Ryan has voted black tar heroin as a lunch choice over 50 times in the past year. Each time, the dispute was only resolved by firing Ryan and then hiring him back after lunch was finished. But Boone is refusing to invoke such stopgap efforts this time.

“If he wants to call my bluff, then so be it,” said Boone. “I’ll just read Sam Cook’s column during the shutdown. He’s a better writer anyway. He’s also more handsome and a better dancer.”

The last time the Reader had a shutdown was in 1996, when famed author Stephen King was on staff. King was angry that Boone wouldn’t print all 1,472 pages of his short story “The Stand” in the paper, and declined to let the newspaper function until Boone agreed to order and eat “a bag of dicks” for lunch that day. After 14 days, a compromise was reached in which Boone ate a vaguely phallic rutabaga.

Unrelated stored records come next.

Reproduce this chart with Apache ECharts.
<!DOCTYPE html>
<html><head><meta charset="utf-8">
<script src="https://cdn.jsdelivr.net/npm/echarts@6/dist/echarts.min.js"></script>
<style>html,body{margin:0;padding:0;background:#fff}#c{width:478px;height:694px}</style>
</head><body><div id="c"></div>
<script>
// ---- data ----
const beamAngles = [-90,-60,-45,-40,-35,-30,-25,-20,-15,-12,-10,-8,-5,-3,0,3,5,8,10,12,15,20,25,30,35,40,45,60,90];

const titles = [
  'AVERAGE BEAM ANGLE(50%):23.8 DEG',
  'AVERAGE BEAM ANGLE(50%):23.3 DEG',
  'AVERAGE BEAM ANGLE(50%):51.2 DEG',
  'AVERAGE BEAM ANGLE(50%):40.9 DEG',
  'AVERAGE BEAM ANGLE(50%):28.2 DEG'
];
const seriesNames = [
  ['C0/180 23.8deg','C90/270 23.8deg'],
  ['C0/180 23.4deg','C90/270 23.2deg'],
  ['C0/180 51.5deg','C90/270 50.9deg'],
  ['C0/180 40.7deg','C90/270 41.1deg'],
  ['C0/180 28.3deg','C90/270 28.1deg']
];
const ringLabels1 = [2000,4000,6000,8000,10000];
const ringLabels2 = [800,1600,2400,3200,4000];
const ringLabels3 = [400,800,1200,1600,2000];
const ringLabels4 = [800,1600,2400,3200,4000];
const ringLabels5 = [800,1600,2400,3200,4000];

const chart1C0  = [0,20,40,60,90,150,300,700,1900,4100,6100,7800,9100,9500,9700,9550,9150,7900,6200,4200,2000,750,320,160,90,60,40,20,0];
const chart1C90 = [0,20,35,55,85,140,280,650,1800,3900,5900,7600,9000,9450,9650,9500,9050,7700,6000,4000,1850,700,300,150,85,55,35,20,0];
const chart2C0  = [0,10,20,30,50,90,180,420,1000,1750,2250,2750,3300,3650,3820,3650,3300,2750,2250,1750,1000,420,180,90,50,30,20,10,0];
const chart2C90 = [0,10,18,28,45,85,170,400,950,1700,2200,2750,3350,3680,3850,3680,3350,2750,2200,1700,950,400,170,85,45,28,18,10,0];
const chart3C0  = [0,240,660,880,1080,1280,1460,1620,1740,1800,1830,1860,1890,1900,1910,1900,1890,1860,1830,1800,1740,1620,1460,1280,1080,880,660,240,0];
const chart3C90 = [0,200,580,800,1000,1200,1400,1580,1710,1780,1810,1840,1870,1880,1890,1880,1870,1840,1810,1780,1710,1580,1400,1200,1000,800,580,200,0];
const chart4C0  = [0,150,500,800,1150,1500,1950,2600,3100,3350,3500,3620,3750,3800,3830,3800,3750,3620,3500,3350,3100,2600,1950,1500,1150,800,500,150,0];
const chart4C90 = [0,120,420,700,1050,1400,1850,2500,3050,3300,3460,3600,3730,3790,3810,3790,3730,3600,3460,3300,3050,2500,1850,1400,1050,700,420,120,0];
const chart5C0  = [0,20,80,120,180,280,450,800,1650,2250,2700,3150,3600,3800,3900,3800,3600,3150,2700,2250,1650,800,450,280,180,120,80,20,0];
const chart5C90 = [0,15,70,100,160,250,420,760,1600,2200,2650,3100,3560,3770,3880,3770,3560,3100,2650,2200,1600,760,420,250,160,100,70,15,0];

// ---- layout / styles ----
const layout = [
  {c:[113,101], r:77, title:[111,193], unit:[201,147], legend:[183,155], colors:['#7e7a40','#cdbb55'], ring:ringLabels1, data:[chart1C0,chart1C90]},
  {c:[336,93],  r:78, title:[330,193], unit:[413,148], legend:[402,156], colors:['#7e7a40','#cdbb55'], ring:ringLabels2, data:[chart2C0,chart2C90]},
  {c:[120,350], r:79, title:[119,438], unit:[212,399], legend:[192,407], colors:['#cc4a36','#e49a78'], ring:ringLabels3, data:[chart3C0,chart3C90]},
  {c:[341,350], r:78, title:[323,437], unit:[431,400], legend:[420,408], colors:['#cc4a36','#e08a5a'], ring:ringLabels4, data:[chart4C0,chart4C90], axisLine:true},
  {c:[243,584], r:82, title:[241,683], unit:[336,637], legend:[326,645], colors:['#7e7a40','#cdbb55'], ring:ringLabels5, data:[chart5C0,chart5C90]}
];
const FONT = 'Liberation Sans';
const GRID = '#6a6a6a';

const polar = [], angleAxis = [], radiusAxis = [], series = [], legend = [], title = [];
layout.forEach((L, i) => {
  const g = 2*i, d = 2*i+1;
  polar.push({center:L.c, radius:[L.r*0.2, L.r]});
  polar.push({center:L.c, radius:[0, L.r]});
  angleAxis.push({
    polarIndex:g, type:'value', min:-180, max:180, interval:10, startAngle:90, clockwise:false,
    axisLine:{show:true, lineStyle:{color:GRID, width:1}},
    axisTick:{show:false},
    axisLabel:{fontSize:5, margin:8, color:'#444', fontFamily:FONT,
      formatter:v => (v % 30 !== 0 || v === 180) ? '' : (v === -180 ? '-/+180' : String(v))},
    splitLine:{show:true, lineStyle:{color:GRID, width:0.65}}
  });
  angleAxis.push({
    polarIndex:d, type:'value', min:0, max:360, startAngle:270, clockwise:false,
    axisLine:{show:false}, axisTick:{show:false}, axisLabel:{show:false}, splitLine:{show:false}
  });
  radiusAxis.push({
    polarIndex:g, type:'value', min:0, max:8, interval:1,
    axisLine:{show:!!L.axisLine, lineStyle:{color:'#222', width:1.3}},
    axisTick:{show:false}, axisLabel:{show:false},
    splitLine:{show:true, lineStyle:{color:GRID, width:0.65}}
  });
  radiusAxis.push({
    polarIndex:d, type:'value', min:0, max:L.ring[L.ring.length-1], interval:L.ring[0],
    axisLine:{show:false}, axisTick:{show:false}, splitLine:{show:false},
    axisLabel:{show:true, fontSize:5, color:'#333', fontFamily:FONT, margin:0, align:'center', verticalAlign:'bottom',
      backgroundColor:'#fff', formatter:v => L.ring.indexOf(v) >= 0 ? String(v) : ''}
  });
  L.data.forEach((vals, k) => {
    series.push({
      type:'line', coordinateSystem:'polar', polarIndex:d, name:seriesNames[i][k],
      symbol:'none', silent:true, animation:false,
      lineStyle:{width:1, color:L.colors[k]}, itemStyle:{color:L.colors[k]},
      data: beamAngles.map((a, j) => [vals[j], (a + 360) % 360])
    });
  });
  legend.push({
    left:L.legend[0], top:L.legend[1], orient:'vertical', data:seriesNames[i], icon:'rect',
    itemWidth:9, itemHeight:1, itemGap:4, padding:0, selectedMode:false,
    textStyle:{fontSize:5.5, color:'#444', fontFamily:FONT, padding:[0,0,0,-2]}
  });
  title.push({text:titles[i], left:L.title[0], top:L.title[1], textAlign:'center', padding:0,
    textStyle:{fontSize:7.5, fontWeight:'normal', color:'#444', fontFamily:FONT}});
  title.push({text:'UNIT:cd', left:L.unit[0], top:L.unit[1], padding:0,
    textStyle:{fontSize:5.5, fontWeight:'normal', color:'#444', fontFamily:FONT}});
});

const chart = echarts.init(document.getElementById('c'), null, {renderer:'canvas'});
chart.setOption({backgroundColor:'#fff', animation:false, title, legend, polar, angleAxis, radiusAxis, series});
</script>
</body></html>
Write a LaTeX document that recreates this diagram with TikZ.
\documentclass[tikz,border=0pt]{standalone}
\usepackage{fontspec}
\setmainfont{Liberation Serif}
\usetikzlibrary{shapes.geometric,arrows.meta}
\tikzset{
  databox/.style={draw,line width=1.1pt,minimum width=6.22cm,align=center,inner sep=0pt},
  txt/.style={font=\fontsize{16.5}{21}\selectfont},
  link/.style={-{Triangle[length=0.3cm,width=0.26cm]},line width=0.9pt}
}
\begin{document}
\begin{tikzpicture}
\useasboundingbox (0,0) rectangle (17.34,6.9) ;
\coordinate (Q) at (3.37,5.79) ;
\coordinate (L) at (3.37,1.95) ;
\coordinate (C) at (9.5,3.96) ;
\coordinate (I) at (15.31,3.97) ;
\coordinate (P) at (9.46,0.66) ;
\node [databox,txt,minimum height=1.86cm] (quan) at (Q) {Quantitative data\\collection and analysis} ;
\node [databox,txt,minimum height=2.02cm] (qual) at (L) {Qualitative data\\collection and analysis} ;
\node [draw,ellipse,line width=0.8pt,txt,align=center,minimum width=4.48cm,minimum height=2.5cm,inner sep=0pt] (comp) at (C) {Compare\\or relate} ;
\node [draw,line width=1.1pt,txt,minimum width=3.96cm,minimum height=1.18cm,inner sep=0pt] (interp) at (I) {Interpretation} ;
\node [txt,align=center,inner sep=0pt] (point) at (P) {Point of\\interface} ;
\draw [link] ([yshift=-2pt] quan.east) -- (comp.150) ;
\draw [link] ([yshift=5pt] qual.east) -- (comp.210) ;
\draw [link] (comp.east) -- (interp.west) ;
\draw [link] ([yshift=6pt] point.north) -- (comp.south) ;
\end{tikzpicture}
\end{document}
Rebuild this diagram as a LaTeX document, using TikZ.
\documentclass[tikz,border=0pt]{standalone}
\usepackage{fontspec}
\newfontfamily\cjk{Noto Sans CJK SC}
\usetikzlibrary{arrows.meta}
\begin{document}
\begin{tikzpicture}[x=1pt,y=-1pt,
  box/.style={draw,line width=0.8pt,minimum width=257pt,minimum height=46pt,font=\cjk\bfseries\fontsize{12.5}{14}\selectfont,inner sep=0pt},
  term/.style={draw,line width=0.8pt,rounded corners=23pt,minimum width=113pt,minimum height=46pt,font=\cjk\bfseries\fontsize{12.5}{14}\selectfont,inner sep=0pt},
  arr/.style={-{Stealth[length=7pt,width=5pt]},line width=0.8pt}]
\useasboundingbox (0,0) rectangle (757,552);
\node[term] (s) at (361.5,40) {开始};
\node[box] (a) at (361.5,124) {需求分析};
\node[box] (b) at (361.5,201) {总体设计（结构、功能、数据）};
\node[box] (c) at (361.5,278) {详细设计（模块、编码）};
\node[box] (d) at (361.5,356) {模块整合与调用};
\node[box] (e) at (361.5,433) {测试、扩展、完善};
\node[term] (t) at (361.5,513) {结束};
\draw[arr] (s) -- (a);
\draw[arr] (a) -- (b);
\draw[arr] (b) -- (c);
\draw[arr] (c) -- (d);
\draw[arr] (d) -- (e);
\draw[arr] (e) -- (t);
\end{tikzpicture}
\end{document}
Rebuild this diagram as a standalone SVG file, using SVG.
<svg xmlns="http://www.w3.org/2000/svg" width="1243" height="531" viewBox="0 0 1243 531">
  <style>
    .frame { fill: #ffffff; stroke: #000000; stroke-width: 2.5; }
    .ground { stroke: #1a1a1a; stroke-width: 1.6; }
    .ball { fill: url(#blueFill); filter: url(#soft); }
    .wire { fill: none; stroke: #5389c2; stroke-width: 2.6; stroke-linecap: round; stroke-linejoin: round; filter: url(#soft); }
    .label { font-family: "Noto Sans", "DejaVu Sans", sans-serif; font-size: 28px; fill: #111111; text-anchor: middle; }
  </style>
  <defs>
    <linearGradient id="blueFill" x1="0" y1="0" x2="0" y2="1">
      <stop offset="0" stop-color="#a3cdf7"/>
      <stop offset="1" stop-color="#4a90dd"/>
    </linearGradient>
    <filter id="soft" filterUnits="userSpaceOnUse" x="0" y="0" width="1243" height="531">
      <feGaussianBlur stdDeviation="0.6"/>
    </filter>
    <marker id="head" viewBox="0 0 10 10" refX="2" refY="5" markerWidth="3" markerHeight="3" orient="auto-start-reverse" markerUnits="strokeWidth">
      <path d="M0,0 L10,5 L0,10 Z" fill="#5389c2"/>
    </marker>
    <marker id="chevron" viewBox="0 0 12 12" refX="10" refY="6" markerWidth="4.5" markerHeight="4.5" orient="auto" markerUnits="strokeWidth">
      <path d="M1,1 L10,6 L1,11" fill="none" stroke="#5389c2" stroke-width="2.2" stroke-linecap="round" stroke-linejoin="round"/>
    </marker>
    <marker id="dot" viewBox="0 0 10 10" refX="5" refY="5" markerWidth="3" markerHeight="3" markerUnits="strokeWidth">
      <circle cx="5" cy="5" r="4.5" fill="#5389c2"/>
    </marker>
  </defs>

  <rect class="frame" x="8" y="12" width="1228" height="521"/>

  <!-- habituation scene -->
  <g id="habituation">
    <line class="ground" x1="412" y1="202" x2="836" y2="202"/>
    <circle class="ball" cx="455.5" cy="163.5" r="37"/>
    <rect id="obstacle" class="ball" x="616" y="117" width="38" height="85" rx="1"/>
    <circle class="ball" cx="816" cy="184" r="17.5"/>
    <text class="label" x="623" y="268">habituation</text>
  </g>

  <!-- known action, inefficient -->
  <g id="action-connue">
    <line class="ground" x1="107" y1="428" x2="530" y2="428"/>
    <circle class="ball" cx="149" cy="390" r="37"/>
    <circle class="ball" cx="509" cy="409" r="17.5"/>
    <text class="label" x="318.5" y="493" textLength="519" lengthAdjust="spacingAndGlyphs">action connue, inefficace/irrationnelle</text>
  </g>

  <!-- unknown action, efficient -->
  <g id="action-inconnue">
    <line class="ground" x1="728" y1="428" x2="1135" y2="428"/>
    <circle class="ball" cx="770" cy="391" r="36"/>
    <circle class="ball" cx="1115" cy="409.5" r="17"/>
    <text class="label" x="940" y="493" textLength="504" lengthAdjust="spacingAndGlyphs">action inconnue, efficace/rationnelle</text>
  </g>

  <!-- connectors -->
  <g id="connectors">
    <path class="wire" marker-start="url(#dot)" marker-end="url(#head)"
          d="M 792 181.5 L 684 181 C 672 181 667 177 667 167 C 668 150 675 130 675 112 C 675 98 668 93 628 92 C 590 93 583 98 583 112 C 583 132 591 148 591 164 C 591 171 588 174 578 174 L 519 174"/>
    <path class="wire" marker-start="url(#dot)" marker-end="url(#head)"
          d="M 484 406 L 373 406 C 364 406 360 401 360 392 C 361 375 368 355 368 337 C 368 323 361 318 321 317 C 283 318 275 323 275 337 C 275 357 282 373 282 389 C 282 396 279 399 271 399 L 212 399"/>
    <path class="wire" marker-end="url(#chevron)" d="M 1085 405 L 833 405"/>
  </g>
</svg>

Many residents find it odd that Reader staff members would argue over lunch.

“Really? The Reader columnists?” said Mandy Svordsky of Cloquet. “Those unpaid dirtbags are like homeless people. They’ll eat anything you place in front of them. Dog food, expired dairy products, piles of human hair. Anything. Both sides must have found equally intriguing bits of roadkill.”

The deadline for shutdown of the Reader is midnight of October 3. If a compromise isn’t reached, Ryan’s shutdown could cause the newspaper’s dozens of readers to find TV schedules and personal ads for transvestites elsewhere.

“We’re going to try our best to get this thing resolved,” said Whyte. “The thing about babies is most of the time they just want attention. So we’ll let Paul have a few weeks of everyone focusing on him, and once his tears have dried and he feels like a big important man again, we’ll move forward with the sensible lunch we proposed and continue doing things of actual value. I hope.”